Lawyer and scholar Vinay Sitapati says the 'Get Modi' strategy largely missed the efforts to prosecute people evidently guilty of violence and murders in the Gujarat riots in favour of 'a narrow quest to stop one man from becoming prime minister.'
Rediff.com's Arthur J Pais reports from New York.
Vinay Sitapati, a lawyer and Princeton University doctoral student, last week contributed an article to The Indian Express that argued that the obsession with Narendra Modi has led to the weakening of efforts to prosecute the culprits of the 2002 Gujarat riots against whom evidence exists.
"There is no evidence that Modi ordered the killings," Sitapati told Rediff.com, discussing his study of the charges and court decisions.
"There is no real evidence he ordered the police officials to stand by when the mobs went on killing the Muslims. Remember, Modi had taken over the government just then, and the officials were not appointed by him. Besides, he could not have been that stupid," Sitaapati added.
"The only man who claims he heard this is suspended police officer Sanjiv Bhatt, who began speaking out against Modi nearly nine years after the killings. Now, here is this man whose wife contested an election on a Congress ticket against Modi. And this is a man whose lone testimony has been contested by the several officers who were actually at the meeting that evening," Sitapati said.
The anti-Modi campaigners should have focused on the prosecution of hundreds of people who killed and destroyed property, walking freely, Sitapati added.
"The injustice against Muslims continues in Gujarat, especially in Ahmedabad, where they find it difficult to buy a house in an area dominated by Hindus," Sitapati pointed out.
Sitapati, who has law degrees from the National Law School in Bengaluru and Harvard, has also worked as a journalist in India.
His interest in the Gujarat riots led him to visit the state many times, as recently as three weeks ago.
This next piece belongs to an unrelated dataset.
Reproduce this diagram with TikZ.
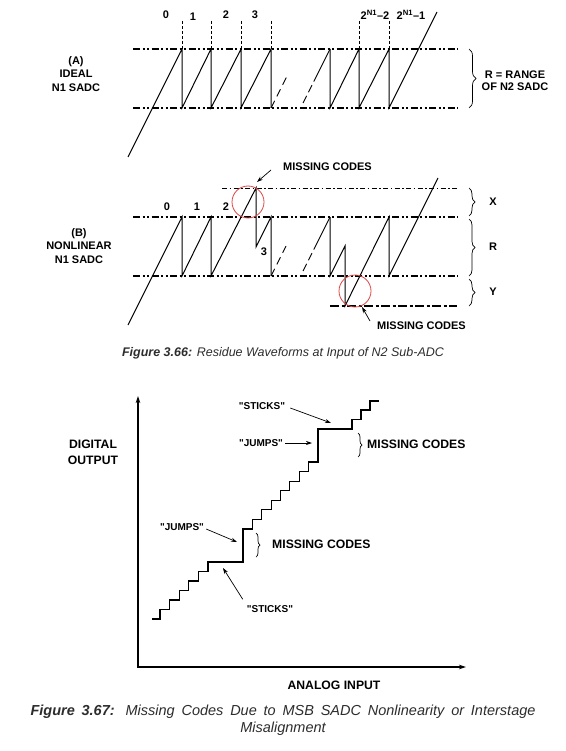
\documentclass[tikz,border=0pt]{standalone}
\usepackage{fontspec}
\setmainfont{Liberation Sans}
\usetikzlibrary{arrows.meta,decorations.pathreplacing}
\definecolor{circred}{RGB}{225,70,70}
\definecolor{capgray}{RGB}{45,45,45}
\newcommand{\qq}[1]{\textquotedbl#1\textquotedbl}
\begin{document}
\begin{tikzpicture}[x=1pt,y=-1pt,
  wave/.style={line width=1pt},
  refA/.style={line width=1.6pt, dash pattern=on 7pt off 2.5pt on 2pt off 2.5pt on 2pt off 2.5pt},
  refX/.style={line width=0.9pt, dash pattern=on 5pt off 2.5pt on 1.5pt off 2.5pt},
  refY/.style={line width=1.6pt, dash pattern=on 9pt off 2.5pt on 3pt off 2.5pt},
  tickline/.style={line width=0.8pt, dash pattern=on 3pt off 2pt},
  dwave/.style={line width=0.9pt, dash pattern=on 8pt off 5pt},
  dwaveb/.style={line width=0.9pt, dash pattern=on 8pt off 4pt on 8pt off 4pt on 60pt off 1pt},
  circ/.style={draw=circred, line width=0.8pt},
  lab/.style={font=\bfseries\fontsize{11}{13.5}\selectfont, inner sep=1pt, align=center},
  labbig/.style={font=\bfseries\fontsize{12.2}{16}\selectfont, inner sep=1pt, align=center},
  labq/.style={font=\bfseries\fontsize{10}{12}\selectfont, inner sep=2pt, align=center},
  capt/.style={font=\itshape\fontsize{12.5}{17}\selectfont, text=capgray, inner sep=0pt, align=center},
  bracedec/.style={decorate, decoration={brace, amplitude=#1}, line width=0.7pt},
  arr/.style={line width=0.7pt, -{Stealth[length=6pt,width=4pt]}},
  axis/.style={line width=1.1pt},
  stair/.style={line width=1.1pt},
]
\useasboundingbox (0,0) rectangle (565,751);
\fill[white] (0,0) rectangle (565,751);

% ================= Panel A =================
\draw[refA] (133,49) -- (458,49);
\draw[refA] (133,108) -- (458,108);
\foreach \x in {182,211,241,271,359,389} \draw[tickline] (\x,21) -- (\x,49);
\draw[wave] (128,157) -- (182,49) -- (182,108) -- (211,49) -- (211,108)
  -- (241,49) -- (241,108) -- (271,49) -- (271,108);
\draw[dwave] (271,108) -- (287,76);
\draw[dwaveb] (303,103) -- (330,49);
\draw[wave] (330,49) -- (330,108) -- (359,49) -- (359,108) -- (389,49) -- (389,108) -- (437,12);

\node[lab] (a0) at (166,15) {0};
\node[lab] (a1) at (193,17) {1};
\node[lab] (a2) at (226,15) {2};
\node[lab] (a3) at (255,15) {3};
\node[lab] (an2) at (375,15) {2\textsuperscript{N1}–2};
\node[lab] (an1) at (411,15) {2\textsuperscript{N1}–1};
\node[lab] (labA) at (76,74) {(A)\\IDEAL\\N1 SADC};
\draw[bracedec=7pt] (469,49) -- (469,108);
\node[lab, font=\bfseries\fontsize{11}{12}\selectfont] (rangeA) at (515,81) {R = RANGE\\OF N2 SADC};

% ================= Panel B =================
\draw[refX] (222,188) -- (458,188);
\draw[refA] (133,217) -- (458,217);
\draw[refA] (133,276) -- (458,276);
\draw[refY] (330,306) -- (457,306);
\draw[wave] (128,325) -- (182,217) -- (182,276) -- (211,217) -- (211,276)
  -- (256,188) -- (256,247) -- (271,217) -- (271,276);
\draw[dwave] (271,276) -- (286,246);
\draw[dwaveb] (303,271) -- (330,217);
\draw[wave] (330,217) -- (330,276) -- (345,246) -- (345,306) -- (389,217)
  -- (389,276) -- (438,178);
\draw[circ] (248,202) circle[radius=16];
\draw[circ] (355,291) circle[radius=16];

\node[lab] (b0) at (167,207) {0};
\node[lab] (b1) at (197,207) {1};
\node[lab] (b2) at (226,207) {2};
\node[lab] (b3) at (264,252) {3};
\node[lab] (labB) at (79,246) {(B)\\NONLINEAR\\N1 SADC};

\node[lab, anchor=west] (mc1) at (282,167) {MISSING CODES};
\coordinate (mc1tip) at (257,182);
\draw[arr] ([xshift=-11pt,yshift=-3pt]mc1.west) -- (mc1tip);
\node[lab, anchor=west] (mc2) at (376,326) {MISSING CODES};
\coordinate (mc2tip) at (362,307);
\draw[arr] ([xshift=-6pt,yshift=5pt]mc2.west) -- (mc2tip);

\draw[bracedec=6pt] (469,188) -- (469,216);
\draw[bracedec=6pt] (469,219) -- (469,276);
\draw[bracedec=6pt] (469,279) -- (469,306);
\node[lab] (bx) at (493,202) {X};
\node[lab] (br) at (493,247) {R};
\node[lab] (by) at (493,292) {Y};

\node[capt] (cap1) at (283,353) {\textbf{Figure 3.66:} Residue Waveforms at Input of N2 Sub-ADC};

% ================= Bottom chart =================
\coordinate (orig) at (138,667);
\coordinate (ytop) at (138,396);
\coordinate (xend) at (466,667);
\draw[axis, {Stealth[length=7pt,width=4.5pt]}-{Stealth[length=7pt,width=4.5pt]}] (ytop) -- (orig) -- (xend);

\draw[stair] (152,619) -- (160,619)
  -- (160,609.5) -- (169.6,609.5) -- (169.6,600) -- (179.2,600)
  -- (179.2,590.5) -- (188.8,590.5) -- (188.8,581) -- (198.4,581)
  -- (198.4,571.5) -- (208,571.5) -- (208,562) -- (243,562)
  -- (243,529) -- (252.4,529) -- (252.4,519.4) -- (261.75,519.4)
  -- (261.75,509.9) -- (271.1,509.9) -- (271.1,500.3) -- (280.5,500.3)
  -- (280.5,490.7) -- (289.9,490.7) -- (289.9,481.1) -- (299.25,481.1)
  -- (299.25,471.6) -- (308.6,471.6) -- (308.6,462) -- (318,462)
  -- (318,429) -- (352,429) -- (352,419.7) -- (361,419.7)
  -- (361,410) -- (370,410) -- (370,401) -- (379,401);

\node[labbig] (dout) at (93,452) {DIGITAL\\OUTPUT};
\node[labbig] (ain) at (334,685) {ANALOG INPUT};

\node[labq] (stk1) at (262,406) {\qq{STICKS}};
\coordinate (stk1tip) at (331,423);
\draw[arr] ([xshift=3pt,yshift=-2pt]stk1.east) -- (stk1tip);
\node[labq] (jmp1) at (261,443) {\qq{JUMPS}};
\coordinate (jmp1tip) at (312,443);
\draw[arr] (jmp1.east) -- (jmp1tip);
\node[labq] (jmp2) at (182,527) {\qq{JUMPS}};
\coordinate (jmp2tip) at (237,542);
\draw[arr] ([yshift=-2pt]jmp2.east) -- (jmp2tip);
\node[labq] (stk2) at (270,609) {\qq{STICKS}};
\coordinate (stk2tip) at (223,568);
\draw[arr] ([xshift=-2pt,yshift=4pt]stk2.north west) -- (stk2tip);

\draw[bracedec=4pt] (358,433) -- (358,457);
\node[labbig, anchor=west] (mcb1) at (366,444) {MISSING CODES};
\draw[bracedec=4pt] (256,533) -- (256,557);
\node[labbig, anchor=west] (mcb2) at (271,544) {MISSING CODES};

\node[capt, font=\itshape\fontsize{14.5}{17.5}\selectfont] (cap2) at (283,720) {\makebox[505pt][s]{\textbf{Figure 3.67:} Missing Codes Due to MSB SADC Nonlinearity or Interstage}\\Misalignment};
\end{tikzpicture}
\end{document}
Apart from writing the analytical stories for newspapers, he said, his field work is part of his PhD program. He will write a book based on his investigations.
"My dissertation investigates a foundational puzzle in law and politics: When are court judgments complied with?" he said.
"In India, the courts lack institutional autonomy, popular legitimacy, and enforcement powers. Logically, they should not have an impact. Yet, in practice, there seem to be circumstances in which courts have an independent impact on society."
He is investigating those circumstances when judgments are complied with, especially following the Supreme Court's intervention in Gujarat.
Since police and court action against the culprits was poor, the Supreme Court stepped in with a variety of measures to ensure fair trials. Has this intervention worked? And if so, why?
"We must also look at the administrative side of justice," Sitapati added, "and what the officials do with the court orders."
His study 'also measures various ways in which court judgments have indirect effects, such as on precedent, the litigants themselves, public opinion and subsequent government policy,' he notes in the preface for his PhD work.
"When I worked as a journalist in India for The Indian Express group," he said, "my editors nudged me towards asking the question, 'What happens to the judgment after it has been given?' Soon I knew I would not be interested in reporting merely on the text of a judgment."
Not seeking the intervention of the courts and officials when evidence exists of criminality is also part of his study, and his many trips to Gujarat are meant to do it.
"I was in Mehsana district not long ago and met a former policeman who witnessed the killings of other Muslims in his village by a Hindu mob," Sitapati said.
"When I asked him where the culprits lived, he got up from his chair in his walled compound, pointed to the rooftops visible beyond, and said, 'They are there'. He said he saw some of the killers every day walking around freely."
"It is a tragedy that the conviction rate in the riot cases pursued by the Modi state government is just 5 percent. But when the investigation, prosecution and witness protection was taken away from the Gujarat government by the Supreme Court and even moved to the neighbouring state, I estimate that the conviction rate is 39 percent, based on official statistics given to me by the officials," he added.
"The convicts you've heard of -- Gujarat minister Maya Kodnani, Babu Bajrangi -- have not been convicted by the Gujarat government, but by a legal process designed to keep the Modi government out of every stage of the trial."
"That is the real scandal of Gujarat: A party whose members killed, whose government allowed it, and whose police and prosecutors are now asleep at the wheel."
Sitapati cautioned that the 'Get Modi' strategy largely missed the efforts to prosecute people evidently guilty of violence and murders in favour of "a narrow quest to stop one man from becoming prime minister."
They may now have to live with the futility of that quest, he added.
Image: Vinay Sitapati, left, interviews a witness to the 2002 Gujarat riots, in Ahmedabad, January 2012.